*Input:*
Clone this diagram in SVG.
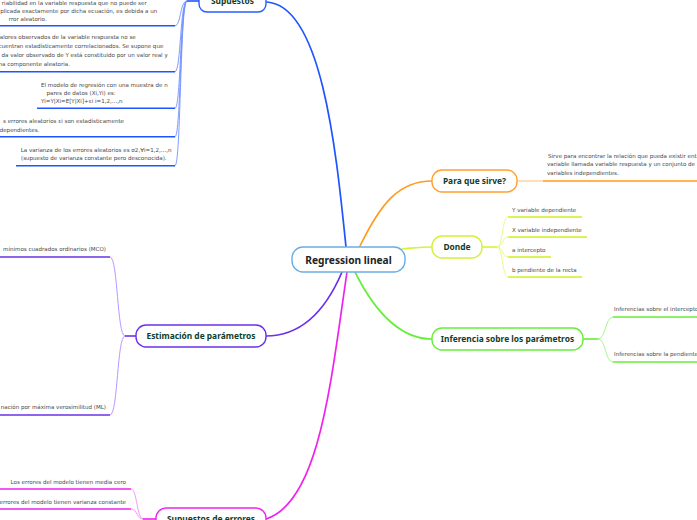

* * *

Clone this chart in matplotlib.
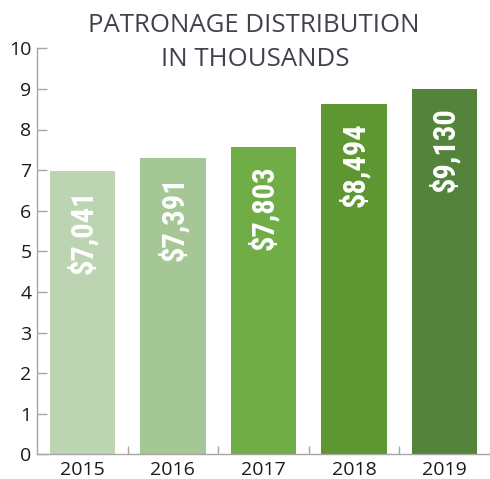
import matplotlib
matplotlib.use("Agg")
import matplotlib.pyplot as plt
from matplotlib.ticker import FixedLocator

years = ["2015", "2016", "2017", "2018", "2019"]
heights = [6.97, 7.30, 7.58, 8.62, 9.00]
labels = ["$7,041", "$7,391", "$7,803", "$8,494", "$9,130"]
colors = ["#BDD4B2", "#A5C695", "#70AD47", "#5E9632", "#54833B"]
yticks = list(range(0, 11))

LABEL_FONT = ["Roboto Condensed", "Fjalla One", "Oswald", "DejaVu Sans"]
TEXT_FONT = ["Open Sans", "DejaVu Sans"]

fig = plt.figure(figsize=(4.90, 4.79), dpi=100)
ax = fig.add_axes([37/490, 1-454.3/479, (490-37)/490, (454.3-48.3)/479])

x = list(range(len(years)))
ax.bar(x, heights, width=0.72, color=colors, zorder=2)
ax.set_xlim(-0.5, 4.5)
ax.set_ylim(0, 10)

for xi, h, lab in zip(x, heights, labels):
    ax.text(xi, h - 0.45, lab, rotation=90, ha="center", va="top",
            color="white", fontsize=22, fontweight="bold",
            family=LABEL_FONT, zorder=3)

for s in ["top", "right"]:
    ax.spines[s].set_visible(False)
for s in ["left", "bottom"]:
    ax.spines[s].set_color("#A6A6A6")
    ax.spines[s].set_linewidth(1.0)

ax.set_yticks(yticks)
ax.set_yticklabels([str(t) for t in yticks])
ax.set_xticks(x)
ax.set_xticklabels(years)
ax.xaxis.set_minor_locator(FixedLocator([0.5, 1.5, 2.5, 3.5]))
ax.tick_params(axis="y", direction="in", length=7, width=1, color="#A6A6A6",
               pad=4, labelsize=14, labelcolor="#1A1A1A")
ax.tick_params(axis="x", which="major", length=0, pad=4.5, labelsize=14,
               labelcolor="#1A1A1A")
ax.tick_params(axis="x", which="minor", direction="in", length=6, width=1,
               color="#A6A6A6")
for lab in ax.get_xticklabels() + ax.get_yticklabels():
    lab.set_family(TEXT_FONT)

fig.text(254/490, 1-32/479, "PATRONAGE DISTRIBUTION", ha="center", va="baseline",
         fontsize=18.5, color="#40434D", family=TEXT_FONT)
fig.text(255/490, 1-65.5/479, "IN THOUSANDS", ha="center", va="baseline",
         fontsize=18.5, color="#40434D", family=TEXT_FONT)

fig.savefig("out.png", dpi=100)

*Your instructions:* Say how many lines of the data include the word "matplotlib". Respond with the number alone.

*Expected answer:* 5